Rund 2 Jahre hat es gedauert, bis die baden-württembergische Wirtschaft die Ausfälle der Wirtschaftsleistung des Krisenjahrs 2009 wettmachen konnte. Damit verlief die Erholung dynamischer als dies noch vor einem Jahr, geschweige denn zum Höhepunkt der Krise zu erwarten stand. Die Projektgruppe Gemeinschaftsdiagnose wies in Ihrem Frühjahrsgutachten 2009 auf verschiedene Studien hin, die anhand historischer Daten darlegten, dass die Wirtschaftsleistung nach Rezessionen, die durch eine Finanzkrise ausgelöst wurden, erst nach längerer Zeit wieder ihr Vorkrisenniveau erreicht, als nach Rezessionen ohne diesen auslösenden Faktor. »Alles in allem legt der historische Vergleich nahe, dass für Deutschland mit einem beträchtlichen Einbruch der Produktion zu rechnen ist und die Produktionslücke (…) voraussichtlich nicht vor 2015 wieder geschlossen sein wird«1. Zieht man die Zahlen zur Kapazitätsauslastung der deutschen Industrie heran, stellt man fest, dass der Wert sich nach Angaben der Deutschen Bundesbank im 2. Quartal 2011 mit 86,8 % allerdings bereits wieder ungefähr auf Vorkrisenniveau befindet. Was diesbezüglich für Deutschland insgesamt gilt, dürfte auf Baden-Württemberg übertragbar sein.

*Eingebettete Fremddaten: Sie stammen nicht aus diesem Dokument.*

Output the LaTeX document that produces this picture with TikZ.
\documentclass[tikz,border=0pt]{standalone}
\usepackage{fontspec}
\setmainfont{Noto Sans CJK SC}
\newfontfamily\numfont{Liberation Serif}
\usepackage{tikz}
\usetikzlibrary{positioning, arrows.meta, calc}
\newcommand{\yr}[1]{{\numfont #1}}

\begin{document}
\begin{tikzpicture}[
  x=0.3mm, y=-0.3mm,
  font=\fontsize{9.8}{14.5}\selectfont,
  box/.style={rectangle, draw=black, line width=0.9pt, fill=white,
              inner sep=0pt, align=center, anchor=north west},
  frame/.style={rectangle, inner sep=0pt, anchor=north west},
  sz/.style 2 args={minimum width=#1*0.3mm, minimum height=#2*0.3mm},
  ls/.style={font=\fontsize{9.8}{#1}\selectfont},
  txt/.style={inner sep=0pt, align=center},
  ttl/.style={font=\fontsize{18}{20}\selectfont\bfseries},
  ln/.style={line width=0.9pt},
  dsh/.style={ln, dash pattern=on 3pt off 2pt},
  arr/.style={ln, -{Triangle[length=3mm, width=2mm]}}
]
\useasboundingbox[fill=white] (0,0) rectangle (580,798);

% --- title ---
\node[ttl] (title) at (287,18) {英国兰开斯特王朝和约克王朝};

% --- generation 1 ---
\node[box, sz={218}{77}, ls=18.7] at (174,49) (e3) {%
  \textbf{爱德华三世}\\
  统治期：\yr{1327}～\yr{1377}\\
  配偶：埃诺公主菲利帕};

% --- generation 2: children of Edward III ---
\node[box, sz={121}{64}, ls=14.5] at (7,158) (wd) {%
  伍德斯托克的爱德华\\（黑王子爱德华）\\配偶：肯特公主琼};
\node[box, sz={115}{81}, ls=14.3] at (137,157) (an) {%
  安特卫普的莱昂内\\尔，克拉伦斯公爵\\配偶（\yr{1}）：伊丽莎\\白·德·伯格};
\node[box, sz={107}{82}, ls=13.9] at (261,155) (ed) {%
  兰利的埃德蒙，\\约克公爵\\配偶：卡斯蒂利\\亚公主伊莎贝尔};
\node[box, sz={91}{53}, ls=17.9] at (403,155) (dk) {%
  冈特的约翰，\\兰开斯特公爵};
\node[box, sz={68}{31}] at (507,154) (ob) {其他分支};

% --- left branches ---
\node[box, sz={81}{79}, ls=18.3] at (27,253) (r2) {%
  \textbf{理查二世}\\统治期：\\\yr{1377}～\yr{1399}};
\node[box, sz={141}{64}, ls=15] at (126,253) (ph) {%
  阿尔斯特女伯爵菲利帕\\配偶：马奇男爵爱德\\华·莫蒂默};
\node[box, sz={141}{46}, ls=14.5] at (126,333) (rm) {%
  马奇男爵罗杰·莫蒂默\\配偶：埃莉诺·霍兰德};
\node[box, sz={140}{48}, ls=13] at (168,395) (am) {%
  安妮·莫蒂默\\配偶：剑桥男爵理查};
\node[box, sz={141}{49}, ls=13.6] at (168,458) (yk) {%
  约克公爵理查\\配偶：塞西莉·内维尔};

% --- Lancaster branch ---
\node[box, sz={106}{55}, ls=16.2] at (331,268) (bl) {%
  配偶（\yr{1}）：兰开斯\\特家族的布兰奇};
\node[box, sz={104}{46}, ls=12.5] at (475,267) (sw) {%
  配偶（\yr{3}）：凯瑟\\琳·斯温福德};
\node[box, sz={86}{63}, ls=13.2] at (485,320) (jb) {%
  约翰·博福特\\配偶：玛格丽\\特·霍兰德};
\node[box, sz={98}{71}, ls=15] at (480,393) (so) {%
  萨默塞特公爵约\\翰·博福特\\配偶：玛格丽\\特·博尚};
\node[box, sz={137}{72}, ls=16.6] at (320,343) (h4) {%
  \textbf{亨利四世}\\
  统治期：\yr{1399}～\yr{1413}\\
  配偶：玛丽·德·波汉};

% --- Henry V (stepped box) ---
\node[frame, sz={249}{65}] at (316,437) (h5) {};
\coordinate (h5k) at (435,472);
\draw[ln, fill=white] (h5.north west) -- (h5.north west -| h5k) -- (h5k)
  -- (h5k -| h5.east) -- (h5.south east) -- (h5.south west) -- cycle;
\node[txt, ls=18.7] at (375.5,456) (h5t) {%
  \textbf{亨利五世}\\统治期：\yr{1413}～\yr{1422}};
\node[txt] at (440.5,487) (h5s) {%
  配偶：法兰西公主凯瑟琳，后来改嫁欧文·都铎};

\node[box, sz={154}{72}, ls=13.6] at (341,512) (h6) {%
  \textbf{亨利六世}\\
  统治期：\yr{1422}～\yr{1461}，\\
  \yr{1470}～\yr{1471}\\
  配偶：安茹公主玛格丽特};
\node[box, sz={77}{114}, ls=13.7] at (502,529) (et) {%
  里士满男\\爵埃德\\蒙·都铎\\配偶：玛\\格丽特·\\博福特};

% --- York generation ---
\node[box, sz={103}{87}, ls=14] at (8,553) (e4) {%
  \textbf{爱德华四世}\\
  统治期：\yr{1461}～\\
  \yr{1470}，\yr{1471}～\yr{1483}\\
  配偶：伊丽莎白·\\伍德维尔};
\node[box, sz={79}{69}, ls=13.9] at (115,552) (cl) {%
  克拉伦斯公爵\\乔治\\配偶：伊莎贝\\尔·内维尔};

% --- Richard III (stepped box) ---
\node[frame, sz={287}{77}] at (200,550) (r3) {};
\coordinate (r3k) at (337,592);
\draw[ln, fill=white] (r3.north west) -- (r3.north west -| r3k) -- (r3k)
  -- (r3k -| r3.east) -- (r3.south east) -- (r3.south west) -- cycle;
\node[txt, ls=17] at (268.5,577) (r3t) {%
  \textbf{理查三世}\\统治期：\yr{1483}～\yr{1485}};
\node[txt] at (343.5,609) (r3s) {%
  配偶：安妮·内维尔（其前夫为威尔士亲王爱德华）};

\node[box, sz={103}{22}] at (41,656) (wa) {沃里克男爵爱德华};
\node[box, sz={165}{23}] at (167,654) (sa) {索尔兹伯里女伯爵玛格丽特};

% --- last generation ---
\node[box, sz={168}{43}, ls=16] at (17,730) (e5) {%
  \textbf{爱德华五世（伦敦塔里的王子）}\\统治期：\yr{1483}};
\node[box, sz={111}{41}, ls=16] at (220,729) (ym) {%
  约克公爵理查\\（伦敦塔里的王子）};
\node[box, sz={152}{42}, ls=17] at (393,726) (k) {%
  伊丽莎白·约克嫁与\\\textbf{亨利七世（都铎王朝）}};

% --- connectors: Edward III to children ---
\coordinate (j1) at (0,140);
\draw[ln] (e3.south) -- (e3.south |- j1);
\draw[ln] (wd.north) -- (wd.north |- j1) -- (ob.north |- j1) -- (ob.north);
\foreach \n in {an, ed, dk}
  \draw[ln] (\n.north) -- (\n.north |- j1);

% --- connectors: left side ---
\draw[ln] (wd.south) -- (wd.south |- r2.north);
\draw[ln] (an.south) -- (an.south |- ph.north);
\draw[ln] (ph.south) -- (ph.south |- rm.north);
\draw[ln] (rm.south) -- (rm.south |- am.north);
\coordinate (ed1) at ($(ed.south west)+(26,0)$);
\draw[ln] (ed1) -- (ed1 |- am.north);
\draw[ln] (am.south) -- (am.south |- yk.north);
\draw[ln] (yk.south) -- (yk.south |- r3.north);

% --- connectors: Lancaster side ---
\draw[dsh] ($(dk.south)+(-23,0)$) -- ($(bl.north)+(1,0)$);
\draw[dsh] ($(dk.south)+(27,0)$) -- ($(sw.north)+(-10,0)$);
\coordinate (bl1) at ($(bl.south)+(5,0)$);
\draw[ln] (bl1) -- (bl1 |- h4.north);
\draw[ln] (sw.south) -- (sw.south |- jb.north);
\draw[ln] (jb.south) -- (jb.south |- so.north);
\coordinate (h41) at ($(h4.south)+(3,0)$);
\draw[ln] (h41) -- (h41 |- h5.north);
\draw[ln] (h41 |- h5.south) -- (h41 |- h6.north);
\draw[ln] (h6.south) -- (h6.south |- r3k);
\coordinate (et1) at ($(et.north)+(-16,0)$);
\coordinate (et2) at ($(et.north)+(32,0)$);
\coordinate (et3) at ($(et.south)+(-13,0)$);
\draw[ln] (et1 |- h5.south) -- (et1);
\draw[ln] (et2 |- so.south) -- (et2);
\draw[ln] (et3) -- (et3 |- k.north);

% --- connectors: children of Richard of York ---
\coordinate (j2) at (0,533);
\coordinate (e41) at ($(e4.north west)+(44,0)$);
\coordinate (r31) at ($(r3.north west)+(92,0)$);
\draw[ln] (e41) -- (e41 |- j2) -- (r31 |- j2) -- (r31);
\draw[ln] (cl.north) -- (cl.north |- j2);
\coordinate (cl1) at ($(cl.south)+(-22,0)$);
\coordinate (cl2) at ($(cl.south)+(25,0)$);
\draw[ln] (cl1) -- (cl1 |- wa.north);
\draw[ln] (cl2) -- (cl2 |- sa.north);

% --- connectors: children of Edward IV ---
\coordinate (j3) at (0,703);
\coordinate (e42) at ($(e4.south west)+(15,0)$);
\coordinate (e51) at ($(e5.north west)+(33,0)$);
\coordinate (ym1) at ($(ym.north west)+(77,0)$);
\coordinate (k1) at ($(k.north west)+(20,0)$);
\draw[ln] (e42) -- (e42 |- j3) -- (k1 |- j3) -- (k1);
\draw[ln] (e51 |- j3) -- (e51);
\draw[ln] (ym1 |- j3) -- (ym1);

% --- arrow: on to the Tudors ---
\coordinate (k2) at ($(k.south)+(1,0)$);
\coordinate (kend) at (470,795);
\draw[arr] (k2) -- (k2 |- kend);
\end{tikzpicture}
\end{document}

Was die letzte Krise von anderen unterschieden hat, war wohl nicht zuletzt das entschiedene Gegensteuern der wirtschaftspolitischen Akteure. Unterschätzt wurde sicherlich auch der Umstand, dass die Finanzkrise verschiedene Wirtschaftsräume unterschiedlich getroffen hat, und zwar die Industrieländer deutlich stärker als die meisten Schwellen- und Entwicklungsländer, die den Nachfrageausfall zum Teil kompensiert haben. Sind wir also noch einmal davongekommen? Es scheint so, zumal die Phase der Hochkonjunktur, in der sich die baden-württembergische Wirtschaft befindet, noch über das Jahr tragen wird. Die baden-württembergische Wirtschaft ist stark in die globale Arbeitsteilung eingebunden, und da die Weltwirtschaft auch weiterhin stärker wachsen dürfte als der Durchschnitt der alten Industrieländer, sind die Perspektiven für Baden-Württemberg durchaus erfreulich.

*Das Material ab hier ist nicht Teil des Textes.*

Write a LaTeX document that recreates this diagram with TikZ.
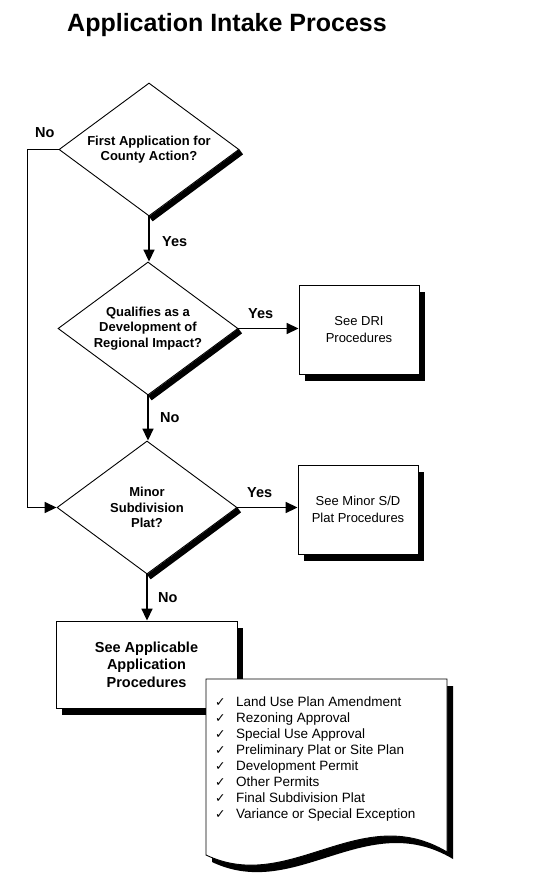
\documentclass[tikz,border=0pt]{standalone}
\usepackage{fontspec}
\setmainfont{Liberation Sans}
\newfontfamily\ckfont{DejaVu Sans}
\usetikzlibrary{shapes.geometric,arrows.meta,calc,shadows}
\begin{document}
\begin{tikzpicture}[x=1pt,y=-1pt,
  dec/.style={diamond, draw, line width=0.9pt, fill=white, minimum width=180pt,
    minimum height=133pt, inner sep=0pt, aspect=1.35, align=center,
    font=\fontsize{13}{15.5}\selectfont\bfseries},
  pbox/.style={rectangle, draw, line width=0.9pt, fill=white, minimum width=120pt,
    minimum height=89pt, inner sep=0pt, align=center,
    font=\fontsize{13}{16.5}\selectfont,
    drop shadow={shadow xshift=6pt, shadow yshift=-7pt, fill=black, opacity=1}},
  bbox/.style={pbox, minimum width=181pt, minimum height=87pt,
    font=\fontsize{14.5}{17.5}\selectfont\bfseries},
  conn/.style={line width=1.7pt, -{Triangle[length=12pt,width=11pt]}},
  lbl/.style={anchor=base west, inner sep=0pt, font=\fontsize{14.5}{17}\selectfont\bfseries},
  item/.style={anchor=base west, inner sep=0pt, font=\fontsize{13.5}{16}\selectfont},
  ck/.style={anchor=base west, inner sep=0pt, font=\fontsize{12.5}{14}\ckfont},
  shade/.style={fill=black}
]
\useasboundingbox (0,0) rectangle (541,885);

% title
\node[anchor=base west, inner sep=0pt, font=\fontsize{25}{30}\selectfont\bfseries]
  (title) at (67,32) {Application Intake Process};

% decisions
\node[dec] (d1) at (149,149.5) {First Application for\\County Action?};
\fill[shade] (d1.east) -- ($(d1.east)+(3.6,4.9)$) -- ($(d1.south)+(3.6,4.9)$) -- (d1.south) -- cycle;

\node[dec] (d2) at (148,328.5) {Qualifies as a\\Development of\\Regional Impact?};
\fill[shade] (d2.east) -- ($(d2.east)+(3.6,4.9)$) -- ($(d2.south)+(3.6,4.9)$) -- (d2.south) -- cycle;

\node[dec] (d3) at (147,507.5) {Minor\\Subdivision\\Plat?};
\fill[shade] (d3.east) -- ($(d3.east)+(3.6,4.9)$) -- ($(d3.south)+(3.6,4.9)$) -- (d3.south) -- cycle;

% process boxes
\node[pbox] (dri) at (359,329.5) {See DRI\\Procedures};
\node[pbox] (minor) at (358,509.5) {See Minor S/D\\Plat Procedures};
\node[bbox] (app) at (146.5,664.5) {See Applicable\\Application\\Procedures};

% connectors
\draw[conn] (d1.south) -- (d1.south |- d2.north);
\draw[conn] (d2.south) -- (d2.south |- d3.north);
\draw[conn] (d3.south) -- (d3.south |- app.north);
\draw[conn] (d2.east) -- (d2.east -| dri.west);
\draw[conn] (d3.east) -- (d3.east -| minor.west);
\draw[conn] (d1.west) -- ++(-31,0) |- (d3.west);

% labels
\node[lbl] (lno1) at (35,138) {No};
\node[lbl] (lyes1) at (162,247) {Yes};
\node[lbl] (lyes2) at (248,318) {Yes};
\node[lbl] (lno2) at (160,422) {No};
\node[lbl] (lyes3) at (247,497) {Yes};
\node[lbl] (lno3) at (158,602) {No};

% document shape with list
\fill[shade, shift={(6,7)}] (206,679) -- (447,679) -- (447,852)
  .. controls (360,800) and (290,895) .. (206,855) -- cycle;
\filldraw[fill=white, line width=0.9pt] (206,679) -- (447,679) -- (447,852)
  .. controls (360,800) and (290,895) .. (206,855) -- cycle;

\foreach \txt [count=\i] in {Land Use Plan Amendment, Rezoning Approval,
  Special Use Approval, Preliminary Plat or Site Plan, Development Permit,
  Other Permits, Final Subdivision Plat, Variance or Special Exception} {
  \node[item] (it\i) at (236,{706+16*(\i-1)}) {\txt};
  \node[ck] (ck\i) at (215,{706+16*(\i-1)}) {✓};
}
\end{tikzpicture}
\end{document}
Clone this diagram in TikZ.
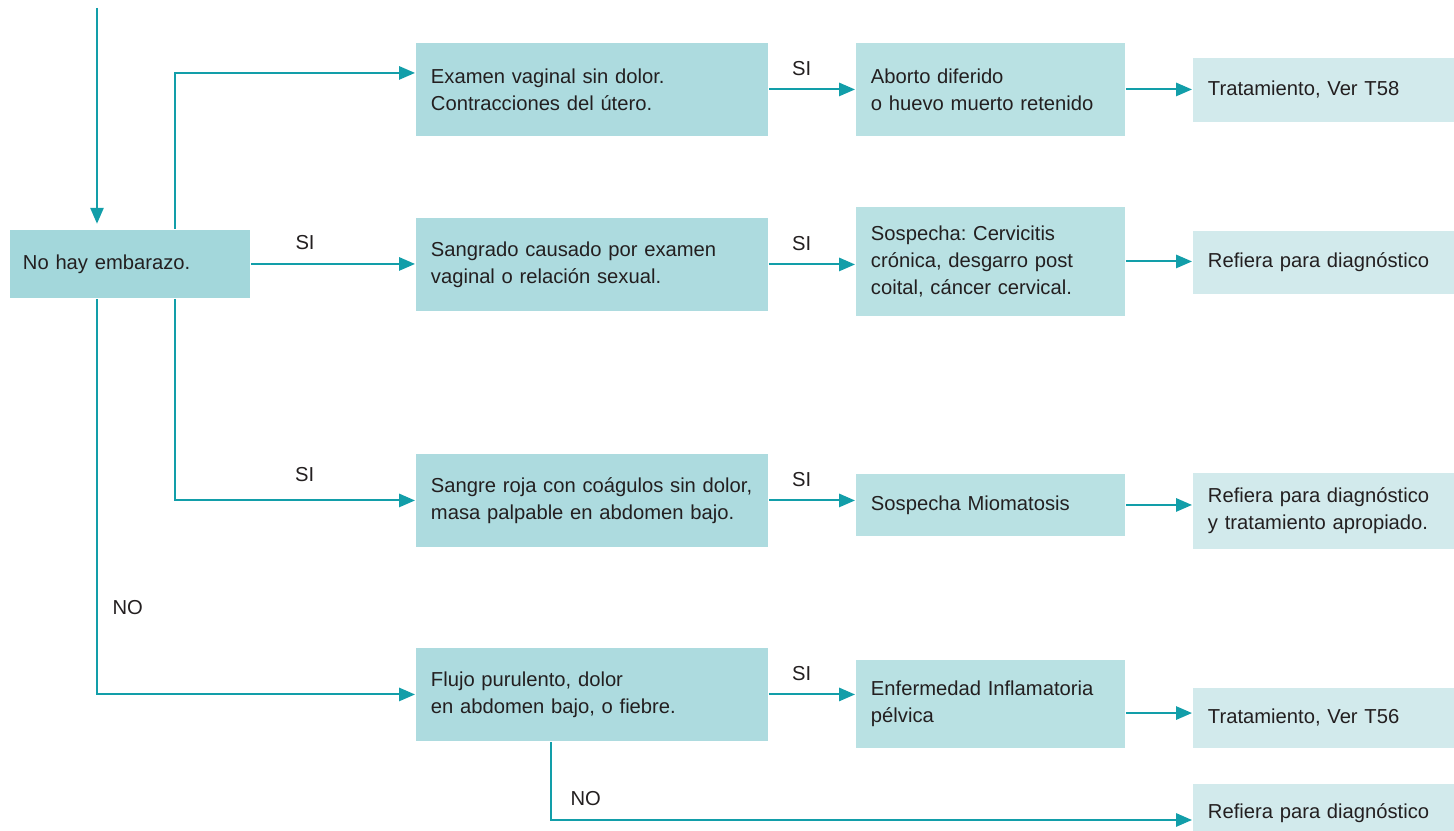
\documentclass[tikz,border=0pt]{standalone}
\usepackage{fontspec}
\setmainfont{Liberation Sans}
\usetikzlibrary{arrows.meta, positioning}
\definecolor{lnk}{HTML}{129EA9}
\definecolor{fa}{HTML}{A3D7DB}
\definecolor{fb}{HTML}{ADDBDF}
\definecolor{fc}{HTML}{B9E1E3}
\definecolor{fd}{HTML}{D2EAEC}
\definecolor{txt}{HTML}{231F20}
\frenchspacing

\begin{document}
\begin{tikzpicture}[x=0.02cm, y=-0.02cm, >={Triangle[length=9pt, width=7.5pt]},
  font=\fontsize{11.5}{15.5}\selectfont, color=lnk, text=txt, line width=1.1pt,
  b/.style={fill=#1, anchor=north west, align=left, inner xsep=0.3cm, inner ysep=0pt},
  q/.style={b=fb, text width=6.44cm, minimum height=1.86cm},
  r/.style={b=fc, text width=4.78cm},
  t/.style={b=fd, text width=4.64cm},
  lab/.style={font=\fontsize{11.5}{13}\selectfont}]
\clip (0,0) rectangle (1454,831);
% first column
\node[b=fa, text width=4.28cm, inner xsep=0.26cm, minimum height=1.36cm] (A) at (9,229) {No hay embarazo.};
% second column
\node[q] (B1) at (415,42) {Examen vaginal sin dolor.\\Contracciones del útero.};
\node[q] (B2) at (415,217) {Sangrado causado por examen\\vaginal o relación sexual.};
\node[q] (B3) at (415,453) {Sangre roja con coágulos sin dolor,\\masa palpable en abdomen bajo.};
\node[q] (B4) at (415,647) {Flujo purulento, dolor\\en abdomen bajo, o fiebre.};
% third column
\node[r, minimum height=1.86cm] (C1) at (855,42) {Aborto diferido\\o huevo muerto retenido};
\node[r, minimum height=2.18cm] (C2) at (855,206) {Sospecha: Cervicitis\\crónica, desgarro post\\coital, cáncer cervical.};
\node[r, minimum height=1.24cm] (C3) at (855,473) {Sospecha Miomatosis};
\node[r, minimum height=1.76cm] (C4) at (855,659) {Enfermedad Inflamatoria\\pélvica};
% fourth column
\node[t, minimum height=1.28cm] (D1) at (1192,57) {Tratamiento, Ver T58};
\node[t, minimum height=1.26cm] (D2) at (1192,230) {Refiera para diagnóstico};
\node[t, minimum height=1.52cm] (D3) at (1192,472) {Refiera para diagnóstico\\y tratamiento apropiado.};
\node[t, minimum height=1.2cm] (D4) at (1192,687) {Tratamiento, Ver T56};
\node[t, minimum height=1.16cm] (D5) at (1192,783) {Refiera para diagnóstico};

\coordinate (top) at (97,8);
\coordinate (c) at (175,0);
\coordinate (d) at (551,0);

\draw[->, shorten >=3pt] (top) -- (top |- A.north);
\draw[->] (A.north -| c) |- ([yshift=9.4pt]B1.west);
\draw[->] (A.east) -- node[lab, above=4pt, pos=.33] {SI} (A.east -| B2.west);
\draw[->] (A.south -| c) |- node[lab, above=7pt, pos=.77] {SI} (B3.west);
\draw[->] (A.south -| top) |- node[lab, right=5pt, pos=.39] {NO} (B4.west);

\draw[->] (B1.east) -- node[lab, above=4pt, pos=.38] {SI} (B1.east -| C1.west);
\draw[->] (B2.east) -- node[lab, above=4pt, pos=.38] {SI} (B2.east -| C2.west);
\draw[->] (B3.east) -- node[lab, above=4pt, pos=.38] {SI} (B3.east -| C3.west);
\draw[->] (B4.east) -- node[lab, above=4pt, pos=.38] {SI} (B4.east -| C4.west);
\draw[->] (B4.south -| d) |- node[lab, above right=4.5pt and 0pt, pos=.51] {NO} ([yshift=-4pt]D5.west);

\draw[->] (C1.east) -- (C1.east -| D1.west);
\draw[->] (C2.east) -- (C2.east -| D2.west);
\draw[->] (C3.east) -- (C3.east -| D3.west);
\draw[->] ([yshift=2.8pt]C4.east |- D4.west) -- ([yshift=2.8pt]D4.west);
\end{tikzpicture}
\end{document}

Rückenwind (und zwar zu starken) erfährt die heimische Konjunktur durch eine Geldpolitik, die zwar gesamteuropäisch ausgerichtet, für Deutschland und erst recht für Baden-Württemberg momentan aber eigentlich zu expansiv ist. Eine jüngst veröffentlichte Untersuchung zeigt, dass die Unterschiede innerhalb der Eurozone hinsichtlich Beschäftigungslücken und Inflationsraten so erheblich sind, dass der Leitzins für die »Kernstaaten« (unter anderem Deutschland) zu niedrig, für die »Peripherie« dagegen zu hoch ist2. Die im April eingeleitete Zinswende der EZB – Anfang Juli wurde der Leitzins erneut um 25 Basispunkte angehoben – nähert sich leicht der konjunkturellen Situation Deutschlands, sie wird das Problem der Peripherieländer aber eher noch verschärfen. Sollten die Kernländer die Notwendigkeit sehen, den Nachfrageeffekten der zu expansiven Geldpolitik zu begegnen, bliebe ihnen noch das Mittel der restriktiven Fiskalpolitik (was zudem die Lage der öffentlichen Haushalte entspannen würde).

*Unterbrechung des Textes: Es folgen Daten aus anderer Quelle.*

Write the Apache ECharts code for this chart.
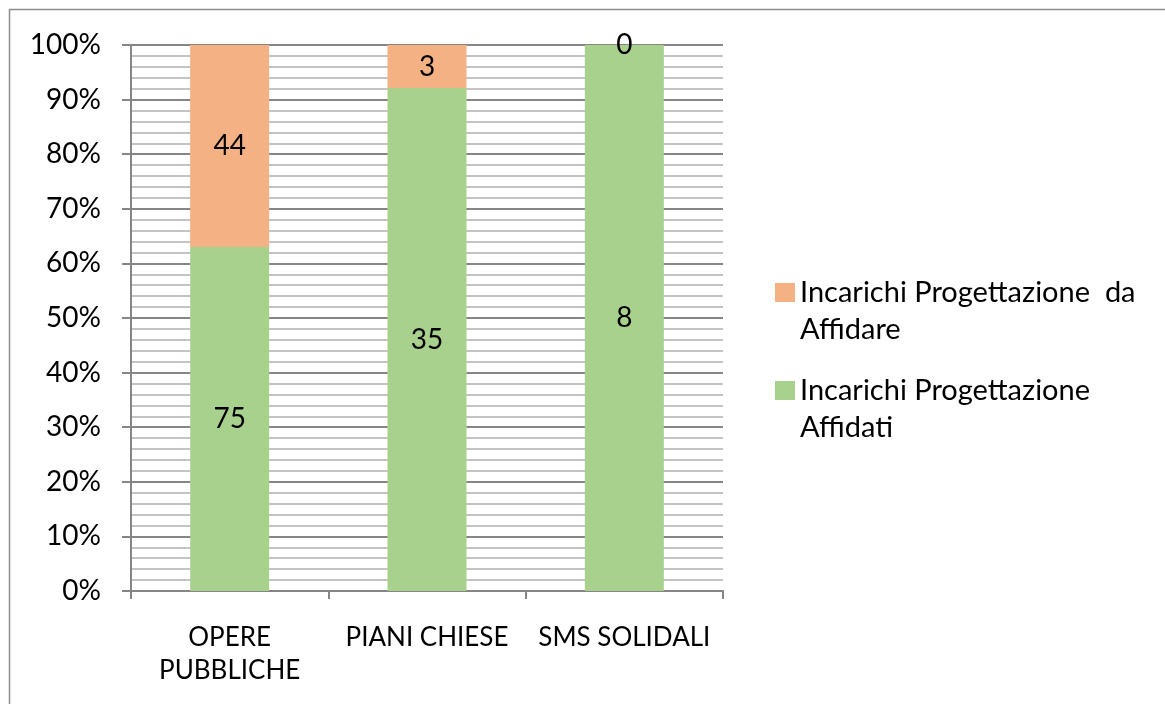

Während die weltwirtschaftliche Lage und die geldpolitischen Rahmenbedingungen hierzulande Handlungsmöglichkeiten eröffnen, ist die von Schuldenkrisen geplagte Euro-Peripherie weniger gut dran. Die Geldpolitik dürfte aus ihrer Sicht noch expansiver sein, und für die Fiskalpolitik stehen die Zeichen eher auf Konsolidierung. Was langfristig grundsätzlich sinnvoll ist, bedeutet kurzfristig einen Nachfrageausfall, der bei der Bewältigung der Schuldenkrise nicht hilfreich ist. Nicht nur in den Peripherieländern der Eurozone, auch in den USA und anderen Industrieländern versucht man der Staatsschuldenproblematik mit Sparprogrammen Herr zu werden, um eine erneute Finanzkrise mit unabsehbaren Folgen für die Konjunktur zu verhindern. Auch wenn dies erfolgreich sein sollte, trifft der temporäre Nachfrageausfall natürlich auch die baden-württembergische Exportwirtschaft. Eine zusätzliche Belastung könnte aus einer weiteren Verteuerung des Euro erwachsen, die sich zum einen aus einer steigenden Zinsdifferenz gegenüber dem Dollarraum ergibt, zum anderen durch eine eventuell steigende Bedeutung des Euro als Reservewährung.

1 Projektgruppe Gemeinschaftsdiagnose: Im Sog der Weltrezession. Gemeinschaftsdiagnose Frühjahr 2009, S. 70.

2 F. Nechio (2011): Monetary Policy When One Size Does Not Fit All, in: FRBSF Economic Letter, 2011–18.